A good way to start this debate is to consider the disparity between youth and adult views represented here.  This disparity is something I have also seen in my research.  For example, a large number of young people (83%) rate drinking and driving as one of their foremost concerns, compared to less than half of their parents (48%).  Similarly, parents tend to significantly underestimate how easy it is for their teens to obtain alcohol (52% of parents say it’s easy compared to 72% of teens).  Parents also understimate teens’ opportunity to drink alcohol (60% of parents believe their teens can easily find an opportunity to drink versus 81% of teens).  Perhaps most alarming is the fact that, compared to what their parents say about them, high school students are eight times more likely to admit they use alcohol.

But how to explain PTO parents lining up behind efforts to lower the drinking age (in contrast to 78% of Americans, according to an ABC News poll)?  Likely because of the enduring myths that surround the issue of youth and alcohol – some of which were cited by your contributors.  Let’s consider a few:

  • Many people grew up when the drinking age was 18 and they handled it OK.

In fact, the statistics don’t support this idea.  One of the reasons the drinking age was raised from 18 to 21 is because states that lowered their drinking ages experienced increases in youth fatalities.  When those states raised the age again to 21, fatalities significantly decreased.  The National Highway Traffic Safety Administration estimates that the minimum legal drinking age of 21 has saved more than 25,000 lives since 1975.

  • Most teens wouldn’t go overboard drinking alcohol if it weren’t forbidden.

In fact, teenagers choose not to drink because it is forbidden. According to Teens Today, students in grades 6-12 ranked the minimum legal drinking age as the number one reason why they choose not to use alcohol.

  • You are never going to stop underage drinking.  We need to teach young people how to drink at home so they will be responsible about it. 

The experiment of promoting responsible drinking at home has been an unmitigated failure: Teens Today tells us that more than half (52%) of teens who say their parents allow them to drink at home report that they also drink with their friends, compared with just 14% of kids whose parents do not allow them to drink.

SADD and I disagree with the idea that our society should promote tolerance toward underage drinking.

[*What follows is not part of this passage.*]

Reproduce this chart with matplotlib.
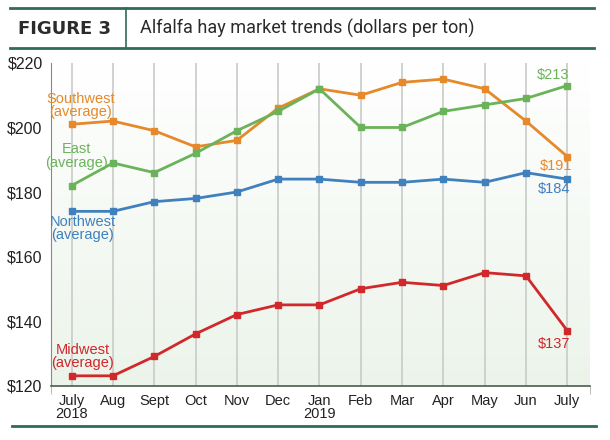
import numpy as np
import matplotlib
matplotlib.use('Agg')
import matplotlib.pyplot as plt
from matplotlib.lines import Line2D

# data (dollars per ton)
months = ['July\n2018', 'Aug', 'Sept', 'Oct', 'Nov', 'Dec', 'Jan\n2019',
          'Feb', 'Mar', 'Apr', 'May', 'Jun', 'July']
southwest = [201, 202, 199, 194, 196, 206, 212, 210, 214, 215, 212, 202, 191]
east = [182, 189, 186, 192, 199, 205, 212, 200, 200, 205, 207, 209, 213]
northwest = [174, 174, 177, 178, 180, 184, 184, 183, 183, 184, 183, 186, 184]
midwest = [123, 123, 129, 136, 142, 145, 145, 150, 152, 151, 155, 154, 137]
yticks = [120, 140, 160, 180, 200, 220]

c_sw = '#e5892a'
c_e = '#6bb35b'
c_nw = '#3f80bd'
c_mw = '#d0282b'
hdr = '#2f6b58'
narrow = ['Liberation Sans', 'DejaVu Sans']

fig = plt.figure(figsize=(6.1, 4.4), dpi=100)
ax = fig.add_axes([51/610, 1 - 385.5/440, (590-51)/610, (385.5-63)/440])

x = np.arange(len(months))

# background gradient white (top) -> pale green (bottom)
grad = np.linspace(0, 1, 256).reshape(-1, 1)
top = np.array([1.0, 1.0, 1.0])
bot = np.array([0.925, 0.957, 0.918])
img = top + (bot - top) * grad[:, :, None] * np.ones((1, 1, 3))
ax.imshow(img, extent=[-0.5, 12.55, 120, 220], aspect='auto', zorder=0)
ax.set_xlim(-0.5, 12.55)
ax.set_ylim(120, 220)

for xi in x:
    ax.axvline(xi, color='#c9cbc9', lw=1.2, zorder=1)

for vals, col in [(southwest, c_sw), (east, c_e), (northwest, c_nw), (midwest, c_mw)]:
    ax.plot(x, vals, color=col, lw=2.0, marker='s', ms=4.5, zorder=3)

ax.set_xticks(x)
ax.set_xticklabels(months, fontsize=10.5, family=narrow, color='#222222', linespacing=0.95)
ax.tick_params(axis='x', length=0, pad=6)
ax.set_xticks([-0.5, 12.55], minor=True)
ax.tick_params(axis='x', which='minor', length=6, color='#b0b0b0')
ax.set_yticks(yticks)
ax.set_yticklabels(['$%d' % v for v in yticks], fontsize=11.5, family=narrow, color='#222222')
ax.tick_params(axis='y', length=0, pad=6)

for s in ['top', 'right']:
    ax.spines[s].set_visible(False)
ax.spines['left'].set_color('#888888')
ax.spines['bottom'].set_color('#4a5a50')
ax.spines['bottom'].set_linewidth(1.2)

# series labels
lab = dict(fontsize=10.5, family=narrow, ha='center', va='center', linespacing=0.95, zorder=4)
ax.text(0.22, 206.8, 'Southwest\n(average)', color=c_sw, **lab)
ax.text(0.12, 191.2, 'East\n(average)', color=c_e, **lab)
ax.text(0.27, 168.7, 'Northwest\n(average)', color=c_nw, **lab)
ax.text(0.27, 129.0, 'Midwest\n(average)', color=c_mw, **lab)
ax.text(11.66, 216.3, '$213', color=c_e, **lab)
ax.text(11.74, 188.1, '$191', color=c_sw, **lab)
ax.text(11.69, 180.9, '$184', color=c_nw, **lab)
ax.text(11.69, 132.9, '$137', color=c_mw, **lab)

# header band
def fx(px):
    return px / 610
def fy(py):
    return 1 - py / 440

fig.add_artist(Line2D([fx(10), fx(594)], [fy(8.5), fy(8.5)], color=hdr, lw=2))
fig.add_artist(Line2D([fx(10), fx(594)], [fy(48.5), fy(48.5)], color=hdr, lw=2))
fig.add_artist(Line2D([fx(126), fx(126)], [fy(8.5), fy(48.5)], color=hdr, lw=1.2))
fig.add_artist(Line2D([fx(12), fx(596)], [fy(426), fy(426)], color=hdr, lw=2))
fig.text(fx(18), fy(28.5), 'FIGURE 3', fontsize=13, fontweight='bold', color='#2b2b2b',
         family='DejaVu Sans', va='center', ha='left')
fig.text(fx(140), fy(28.5), 'Alfalfa hay market trends (dollars per ton)', fontsize=13,
         color='#2b2b2b', family='Roboto', va='center', ha='left')

fig.savefig('out.png', dpi=100)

If we stand firm, we will see a resulting decrease in the costs that result from underage drinking. Between 1982 and 1996, the number of alcohol-related traffic fatalities among 15- to 20-year-olds dropped by almost 60%.  This change occurred as a result of a concerted effort at all levels of the culture – government, educators, the media, parents, and teens themselves – to make impaired driving unacceptable.

  • Alcohol is already used by young people more heavily and more frequently than all other drugs combined.

  • The average age for teens to start drinking is 13. The earlier in life one starts to drink the more likely it is that he or she will have alcohol problems later in life.

  • Alcohol is inextricably linked to accidental deaths, homicides, suicides, and assaults, not to mention falling grades and failing relationships.

These critical facts should give us all pause in advocating for a public policy that would likely place young lives already at risk in greater jeopardy.

 

Readers' Comments

Tracey Adamowski, IA 10/08/08

I do not think that binge drinking has anything to do with the drinking age, but rather with many other ills in our culture - too much stress/pressure, lack of family time (and not driving from one activiity to another, but rather real, quality time), bad examples set by adults using alcohol and media examples of poor choices with positive rewards to the characters or stars, etc... How about college's doing more to provide non-alcohol events - starting with "tailgating". If that shocks you then I would say that is EXACTLY what I mean about this being a cultural problem!